The Lords emphasized that while the new funding regime aimed to improve access to justice, it also posed risks of financial imbalance and potential for abuse. They acknowledged the limitations of costs judges and affirmed that overarching guidance and oversight by higher courts were essential to maintain fairness. The judgment underscored the necessity for proportionality in success fees and criticized uniform premium rates that do not account for case-specific risks.
Analysis
Precedents Cited
The judgment references several key precedents that influenced the Court's decision-making process:
- Legal Aid and Advice Act 1949: Highlighted the historical context and limitations of the traditional legal aid system.
- Birkett v. James [1978] AC 297: Established principles regarding interlocutory appeals, reinforcing the judiciary's cautious approach to intervening in procedural matters.
- Thai Trading Co (A Firm) v Taylor [1998] QB 781: Affirmed the propriety of CFAs, addressing concerns about potential abuses and underscoring the public policy favoring access to justice.
- Gomba Holdings (UK) Ltd v Minories Finance Ltd (No. 2) [1993] Ch 171: Addressed jurisdictional issues related to costs orders, reinforcing the discretionary nature of cost assessments.
- Girvan v Inverness Farmers Dairy 1998 SC (HL) 1: Emphasized the judiciary's role in supervising procedural changes, while advocating for self-regulation within judicial bodies.
Legal Reasoning
The Court's reasoning centered on balancing the objectives of the Access to Justice Act 1999 with the potential for financial misuse of CFAs and ATE insurance.

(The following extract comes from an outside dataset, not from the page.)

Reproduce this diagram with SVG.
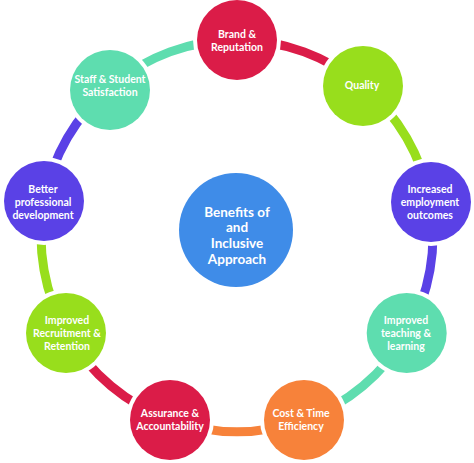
<svg xmlns="http://www.w3.org/2000/svg" width="474" height="463" viewBox="0 0 474 463">
<style>
.t{font-family:Lato,"Open Sans","Liberation Sans",sans-serif;font-weight:bold;fill:#fff;text-anchor:middle;font-size:10.5px}
.tc{font-size:13.5px}
.gap{fill:#fff}
.arc{fill:none;stroke-width:9}
.red{fill:#DB1C48}.grn{fill:#98DE1C}.pur{fill:#5A41E6}.tea{fill:#5EDDAF}.org{fill:#F7823A}.blu{fill:#3F8CE8}
</style>
<rect width="474" height="463" fill="#fff"/>
<g id="connectors">
<path class="arc" stroke="#DB1C48" d="M237,40 A196,196 0 0 1 363,86"/>
<path class="arc" stroke="#98DE1C" d="M363,86 A196,196 0 0 1 430,202"/>
<path class="arc" stroke="#5A41E6" d="M430,202 A196,196 0 0 1 406.7,334"/>
<path class="arc" stroke="#5EDDAF" d="M406.7,334 A196,196 0 0 1 304,420"/>
<path class="arc" stroke="#F7823A" d="M304,420 A196,196 0 0 1 170,420"/>
<path class="arc" stroke="#DB1C48" d="M170,420 A196,196 0 0 1 67.3,334"/>
<path class="arc" stroke="#98DE1C" d="M67.3,334 A196,196 0 0 1 44,202"/>
<path class="arc" stroke="#5A41E6" d="M44,202 A196,196 0 0 1 111,86"/>
<path class="arc" stroke="#5EDDAF" d="M111,86 A196,196 0 0 1 237,40"/>
</g>
<g id="center">
<circle class="blu" cx="236" cy="230" r="57"/>
<text class="t tc" x="237" y="217">Benefits of</text>
<text class="t tc" x="237" y="232">and</text>
<text class="t tc" x="237" y="248">Inclusive</text>
<text class="t tc" x="237" y="264">Approach</text>
</g>
<g id="brand">
<circle class="gap" cx="237" cy="40" r="44"/>
<circle class="red" cx="237" cy="40" r="40"/>
<text class="t" x="237" y="38">Brand &amp;</text>
<text class="t" x="237" y="51">Reputation</text>
</g>
<g id="quality">
<circle class="gap" cx="363" cy="86" r="44"/>
<circle class="grn" cx="363" cy="86" r="40"/>
<text class="t" x="362" y="89">Quality</text>
</g>
<g id="employment">
<circle class="gap" cx="431" cy="202" r="44"/>
<circle class="pur" cx="431" cy="202" r="40"/>
<text class="t" x="430" y="193">Increased</text>
<text class="t" x="430" y="206">employment</text>
<text class="t" x="430" y="219">outcomes</text>
</g>
<g id="teaching">
<circle class="gap" cx="406.7" cy="333" r="44"/>
<circle class="tea" cx="406.7" cy="333" r="40"/>
<text class="t" x="406" y="324">Improved</text>
<text class="t" x="406" y="337">teaching &amp;</text>
<text class="t" x="406" y="350">learning</text>
</g>
<g id="cost">
<circle class="gap" cx="304" cy="420" r="44"/>
<circle class="org" cx="304" cy="420" r="40"/>
<text class="t" x="301" y="417">Cost &amp; Time</text>
<text class="t" x="301" y="430">Efficiency</text>
</g>
<g id="assurance">
<circle class="gap" cx="170" cy="420" r="44"/>
<circle class="red" cx="170" cy="420" r="40"/>
<text class="t" x="170" y="417">Assurance &amp;</text>
<text class="t" x="170" y="430">Accountability</text>
</g>
<g id="recruitment">
<circle class="gap" cx="66" cy="333" r="44"/>
<circle class="grn" cx="66" cy="333" r="40"/>
<text class="t" x="67" y="324">Improved</text>
<text class="t" x="67" y="337">Recruitment &amp;</text>
<text class="t" x="67" y="350">Retention</text>
</g>
<g id="professional">
<circle class="gap" cx="44" cy="201" r="44"/>
<circle class="pur" cx="44" cy="201" r="40"/>
<text class="t" x="43" y="193">Better</text>
<text class="t" x="43" y="206">professional</text>
<text class="t" x="43" y="219">development</text>
</g>
<g id="satisfaction">
<circle class="gap" cx="110" cy="90" r="44"/>
<circle class="tea" cx="110" cy="90" r="40"/>
<text class="t" x="110" y="83">Staff &amp; Student</text>
<text class="t" x="110" y="96">Satisfaction</text>
</g>
</svg>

Key points in their legal reasoning include:
- Preservation of Access to Justice: Acknowledging that CFAs and ATE insurance schemes were designed to facilitate access to courts for those who could not afford traditional legal fees.
- Discouragement of Abuse: Addressing concerns that excessive success fees and blanket ATE premiums could lead to financial exploitation and unfair burdens on defendants and insurers.

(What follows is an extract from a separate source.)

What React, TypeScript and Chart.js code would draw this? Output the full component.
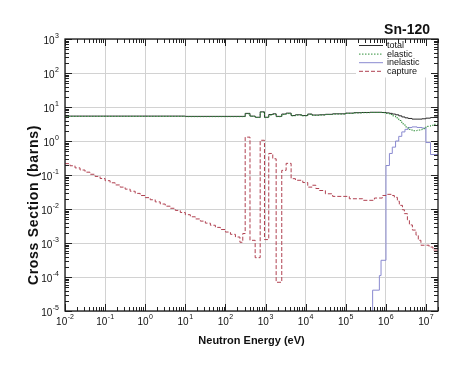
import { useEffect, useRef } from 'react';
import { Chart, registerables } from 'chart.js';

Chart.register(...registerables);

const TITLE = 'Sn-120';
const X_LABEL = 'Neutron Energy (eV)';
const Y_LABEL = 'Cross Section (barns)';
const SERIES_NAMES = ['total', 'elastic', 'inelastic', 'capture'];
const X_DECADES = [-2, -1, 0, 1, 2, 3, 4, 5, 6, 7];
const Y_DECADES = [-5, -4, -3, -2, -1, 0, 1, 2, 3];
const X_MIN = 0.01;
const X_MAX = 2e7;
const Y_MIN = 1e-5;
const Y_MAX = 1e3;

const TOTAL_E = [
  0.01, 10, 311, 410, 552, 736, 942, 1205, 1517, 1841, 2541, 3266, 4351, 5570, 8000, 11300, 14500,
  22100, 31100, 47300, 1.0e5, 1.6e5, 2.5e5, 4.0e5, 8.0e5, 1.01e6, 1.23e6, 1.45e6, 1.75e6, 2.1e6,
  2.5e6, 3.0e6, 3.6e6, 4.5e6, 6.0e6, 8.0e6, 1.0e7, 1.3e7, 1.6e7, 2.0e7,
];
const TOTAL_XS = [
  5.4, 5.3, 6.5, 5.4, 5.0, 7.2, 5.0, 6.0, 6.3, 5.3, 6.2, 6.6, 5.6, 5.9, 5.6, 6.2, 5.8,
  5.9, 6.1, 6.3, 6.6, 6.8, 6.9, 7.0, 6.9, 6.7, 6.5, 6.2, 5.9, 5.5,
  5.1, 4.8, 4.6, 4.4, 4.4, 4.5, 4.7, 4.9, 5.1, 5.1,
];

const ELASTIC_E = [
  0.01, 10, 311, 410, 552, 736, 942, 1205, 1517, 1841, 2541, 3266, 4351, 5570, 8000, 11300, 14500,
  22100, 31100, 47300, 1.0e5, 1.6e5, 2.5e5, 4.0e5, 8.0e5, 1.01e6, 1.23e6, 1.45e6, 1.75e6, 2.1e6,
  2.5e6, 3.0e6, 3.6e6, 4.5e6, 6.0e6, 8.0e6, 1.0e7, 1.3e7, 1.6e7, 2.0e7,
];
const ELASTIC_XS = [
  5.3, 5.2, 6.3, 5.3, 4.9, 7.0, 4.9, 5.8, 6.1, 5.2, 6.0, 6.4, 5.5, 5.8, 5.5, 6.1, 5.7,
  5.8, 6.0, 6.2, 6.5, 6.7, 6.8, 6.9, 6.8, 6.5, 6.0, 5.5, 4.8, 4.0,
  3.2, 2.6, 2.2, 2.0, 2.1, 2.3, 2.7, 2.9, 3.1, 3.1,
];

const INELASTIC_E = [
  4.5e5, 4.69e5, 6.9e5, 7.6e5, 1.01e6, 1.23e6, 1.45e6, 1.75e6, 2.1e6, 2.5e6, 3.0e6, 3.6e6, 4.5e6,
  6.0e6, 8.0e6, 1.0e7, 1.3e7, 2.0e7,
];
const INELASTIC_XS = [
  1e-7, 4.1e-5, 1.1e-4, 3.1e-4, 0.19, 0.43, 0.66, 1.0, 1.37, 1.85, 2.2, 2.5, 2.6,
  2.5, 2.4, 0.9, 0.4, 0.4,
];

const CAPTURE_E = [
  0.01, 0.01334, 0.01778, 0.02371, 0.03162, 0.04217, 0.05623, 0.07499, 0.1, 0.1334, 0.1778, 0.2371,
  0.3162, 0.4217, 0.5623, 0.7499, 1, 1.334, 1.778, 2.371, 3.162, 4.217, 5.623, 7.499, 10, 13.34,
  17.78, 23.71, 31.62, 42.17, 56.23, 74.99, 100, 133.4, 177.8, 230,
  271, 311, 410, 552, 736, 942, 1205, 1517, 1841, 2541, 3266, 4351, 5570, 8500,
  11300, 14500, 18000, 22100, 31100, 47300, 1.23e5, 2.65e5, 5.2e5, 8.2e5, 1.01e6, 1.45e6, 1.63e6,
  1.94e6, 2.17e6, 2.6e6, 2.9e6, 3.45e6, 3.87e6, 4.6e6, 5.66e6, 6.45e6, 7.5e6, 1.2e7, 1.5e7, 2.0e7,
];
const CAPTURE_XS = [
  0.216, 0.187, 0.162, 0.14, 0.121, 0.105, 0.091, 0.079, 0.068, 0.059, 0.051, 0.044,
  0.0384, 0.0333, 0.0288, 0.0249, 0.0216, 0.0187, 0.0162, 0.014, 0.0121, 0.0105, 0.0091, 0.0079,
  0.0068, 0.0059, 0.0051, 0.0044, 0.00384, 0.00333, 0.00288, 0.00249, 0.0021, 0.0018, 0.0015, 0.00105,
  0.0019, 1.3, 0.0012, 0.00037, 1.05, 0.00126, 0.43, 0.3, 0.00007, 0.137, 0.22, 0.078, 0.07, 0.06,
  0.044, 0.05, 0.04, 0.035, 0.028, 0.0235, 0.02, 0.018, 0.021, 0.025, 0.027, 0.025, 0.022,
  0.017, 0.0128, 0.0095, 0.0073, 0.0048, 0.0034, 0.0024, 0.0017, 0.0012, 0.00086, 0.00076, 0.00062, 0.00062,
];

const pts = (e: number[], v: number[]) => e.map((x, i) => ({ x, y: v[i] }));

const FONT = '"Liberation Sans", Arial, Helvetica, sans-serif';

function drawPow(ctx: CanvasRenderingContext2D, exp: number, x: number, y: number, align: 'center' | 'right') {
  const base = '10';
  const e = String(exp);
  ctx.font = `10px ${FONT}`;
  const wb = ctx.measureText(base).width;
  ctx.font = `7px ${FONT}`;
  const we = ctx.measureText(e).width;
  const w = wb + we + 0.5;
  const x0 = align === 'center' ? x - w / 2 : x - w;
  ctx.textAlign = 'left';
  ctx.textBaseline = 'middle';
  ctx.font = `10px ${FONT}`;
  ctx.fillText(base, x0, y);
  ctx.font = `7px ${FONT}`;
  ctx.fillText(e, x0 + wb + 0.5, y - 5);
}

const decorPlugin = {
  id: 'decor',
  afterDatasetsDraw(chart: any) {
    const { ctx, chartArea: a, scales } = chart;
    const xs = scales.x;
    const ys = scales.y;
    ctx.save();

    // legend box
    const boxL = a.right - 82;
    const boxB = a.top + 38;
    ctx.fillStyle = '#ffffff';
    ctx.fillRect(boxL, a.top + 0.5, a.right - boxL, boxB - a.top);
    chart.data.datasets.forEach((ds: any, i: number) => {
      const yy = a.top + 6.5 + i * 8.6;
      ctx.beginPath();
      ctx.strokeStyle = ds.borderColor;
      ctx.lineWidth = 1;
      ctx.setLineDash(ds.borderDash || []);
      ctx.moveTo(a.right - 79, yy);
      ctx.lineTo(a.right - 55, yy);
      ctx.stroke();
      ctx.setLineDash([]);
      ctx.fillStyle = '#111';
      ctx.font = `9px ${FONT}`;
      ctx.textAlign = 'left';
      ctx.textBaseline = 'middle';
      ctx.fillText(ds.label, a.right - 51, yy);
    });

    // ticks
    ctx.strokeStyle = '#222';
    ctx.lineWidth = 1;
    ctx.beginPath();
    const xd0 = Math.floor(Math.log10(X_MIN));
    const xd1 = Math.ceil(Math.log10(X_MAX));
    for (let d = xd0; d <= xd1; d++) {
      for (let k = 1; k <= 9; k++) {
        const v = k * Math.pow(10, d);
        if (v < X_MIN * 0.999 || v > X_MAX * 1.001) continue;
        const px = Math.round(xs.getPixelForValue(v)) + 0.5;
        const len = k === 1 ? 7 : 4;
        ctx.moveTo(px, a.bottom);
        ctx.lineTo(px, a.bottom - len);
        ctx.moveTo(px, a.top);
        ctx.lineTo(px, a.top + len);
      }
    }
    const yd0 = Math.floor(Math.log10(Y_MIN));
    const yd1 = Math.ceil(Math.log10(Y_MAX));
    for (let d = yd0; d <= yd1; d++) {
      for (let k = 1; k <= 9; k++) {
        const v = k * Math.pow(10, d);
        if (v < Y_MIN * 0.999 || v > Y_MAX * 1.001) continue;
        const py = Math.round(ys.getPixelForValue(v)) + 0.5;
        const len = k === 1 ? 7 : 4;
        ctx.moveTo(a.left, py);
        ctx.lineTo(a.left + len, py);
        ctx.moveTo(a.right, py);
        ctx.lineTo(a.right - len, py);
      }
    }
    ctx.stroke();

    // frame
    ctx.lineWidth = 1.3;
    ctx.strokeStyle = '#1a1a1a';
    ctx.strokeRect(a.left, a.top, a.right - a.left, a.bottom - a.top);

    // tick labels
    ctx.fillStyle = '#111';
    X_DECADES.forEach((d) => {
      drawPow(ctx, d, xs.getPixelForValue(Math.pow(10, d)), a.bottom + 11, 'center');
    });
    Y_DECADES.forEach((d) => {
      drawPow(ctx, d, a.left - 6, ys.getPixelForValue(Math.pow(10, d)) + 2, 'right');
    });

    // axis titles
    ctx.font = `bold 11px ${FONT}`;
    ctx.textAlign = 'center';
    ctx.textBaseline = 'middle';
    ctx.fillText(X_LABEL, (a.left + a.right) / 2, a.bottom + 30);
    ctx.save();
    ctx.translate(a.left - 31, (a.top + a.bottom) / 2 + 30);
    ctx.rotate(-Math.PI / 2);
    ctx.font = `bold 14px ${FONT}`;
    try {
      (ctx as any).letterSpacing = '0.7px';
    } catch (e) {
      /* ignore */
    }
    ctx.fillText(Y_LABEL, 0, 0);
    ctx.restore();

    // title
    ctx.font = `bold 14px ${FONT}`;
    ctx.textAlign = 'right';
    ctx.textBaseline = 'middle';
    ctx.fillText(TITLE, a.right - 8, a.top - 9);

    ctx.restore();
  },
};

export default function App() {
  const ref = useRef<HTMLCanvasElement | null>(null);
  useEffect(() => {
    if (!ref.current) return;
    const common = { borderWidth: 1, pointRadius: 0, stepped: 'before' as const, fill: false };
    const chart = new Chart(ref.current, {
      type: 'line',
      data: {
        datasets: [
          { ...common, label: SERIES_NAMES[0], data: pts(TOTAL_E, TOTAL_XS), borderColor: '#2b2b2b', order: 2 },
          { ...common, label: SERIES_NAMES[1], data: pts(ELASTIC_E, ELASTIC_XS), borderColor: '#2f8f3a', borderDash: [1.5, 1.5], order: 1 },
          { ...common, label: SERIES_NAMES[2], data: pts(INELASTIC_E, INELASTIC_XS), borderColor: '#8a8ad0', order: 3 },
          { ...common, label: SERIES_NAMES[3], data: pts(CAPTURE_E, CAPTURE_XS), borderColor: '#b04050', borderDash: [4, 2], order: 0 },
        ] as any,
      },
      options: {
        animation: false,
        responsive: false,
        devicePixelRatio: 1,
        layout: { padding: { left: 65, top: 39, right: 36, bottom: 55 } },
        plugins: { legend: { display: false }, title: { display: false }, tooltip: { enabled: false } },
        scales: {
          x: {
            type: 'logarithmic',
            min: X_MIN,
            max: X_MAX,
            afterBuildTicks: (ax: any) => {
              ax.ticks = X_DECADES.map((d) => ({ value: Math.pow(10, d) }));
            },
            ticks: { display: false },
            grid: { color: '#d2d2d2', drawTicks: false, lineWidth: 1 },
            border: { display: false },
          },
          y: {
            type: 'logarithmic',
            min: Y_MIN,
            max: Y_MAX,
            afterBuildTicks: (ax: any) => {
              ax.ticks = Y_DECADES.map((d) => ({ value: Math.pow(10, d) }));
            },
            ticks: { display: false },
            grid: { color: '#d2d2d2', drawTicks: false, lineWidth: 1 },
            border: { display: false },
          },
        },
      } as any,
      plugins: [decorPlugin],
    });
    return () => chart.destroy();
  }, []);
  return (
    <div style={{ position: 'fixed', left: 0, top: 0, width: 474, height: 366, background: '#fff' }}>
      <canvas ref={ref} width={474} height={366} style={{ display: 'block', width: 474, height: 366 }} />
    </div>
  );
}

- Role of Judicial Oversight: Recognizing the limited capacity of costs judges to uniformly assess reasonableness and advocating for higher courts to provide necessary oversight and guidance.
- Proportionality Principle: Emphasizing that success fees and ATE premiums must align with the specific risks and merits of each case, avoiding one-size-fits-all approaches.
The Lords concluded that while the Court of Appeal's reduction of the success fee to 20% was appropriate given the minimal risk of the case, their acceptance of the ATE premium recovery was based on practical considerations essential for maintaining the viability of ATE insurance markets, despite acknowledging inherent flaws.
Impact
This judgment has significant implications for future litigation funding and cost assessments in personal injury cases:
- Establishment of Reasonableness Standards: Reinforces the necessity for success fees and ATE premiums to be proportionate to the specific circumstances and risks of each case.
- Judicial Oversight Enhancement: Highlights the critical role of higher courts in supervising and guiding the application of new funding regimes to prevent systemic abuse.
- Market Stability for ATE Insurance: Recognizes the interdependence between recoverable premiums and the sustainability of ATE insurance markets, indirectly affecting insurance premiums and availability.
- Encouragement of Case-Specific Assessments: Promotes tailored cost assessments over rigid, uniform fee structures, aligning with the broader objective of fairness in access to justice.
Complex Concepts Simplified
Conditional Fee Agreements (CFAs)
CFAs allow claimants to engage solicitors without upfront payments. Instead, the solicitor's fee is contingent upon winning the case, typically including a success fee as an incentive.
After-the-Event (ATE) Insurance
ATE insurance protects claimants from having to pay defendants' legal costs if the case is lost. It transfers the financial risk of adverse costs orders to the insurer.
Success Fee
An additional percentage-based fee on top of the solicitor's standard charges, payable only if the case is successful. It compensates for the risk undertaken by the solicitor.
Costs Orders
Judicial orders directing one party to pay the legal costs of the opposing party, based on principles of reasonableness and proportionality.
Conclusion
The Callery v. Gray decision serves as a pivotal reference point in the jurisprudence surrounding litigation funding post the Access to Justice Act 1999. By affirming the Court of Appeal's adjustments to success fees and upholding the recoverability of ATE premiums, the House of Lords delineated clear boundaries for what constitutes reasonable and proportionate costs within CFAs. The judgment underscores the judiciary's responsibility to safeguard access to justice while mitigating potential financial abuses inherent in the new funding mechanisms. Moving forward, this case will inform both legal practitioners and insurers in structuring CFAs and ATE insurance policies, ensuring that the pursuit of justice remains balanced with economic prudence and fairness across the legal landscape.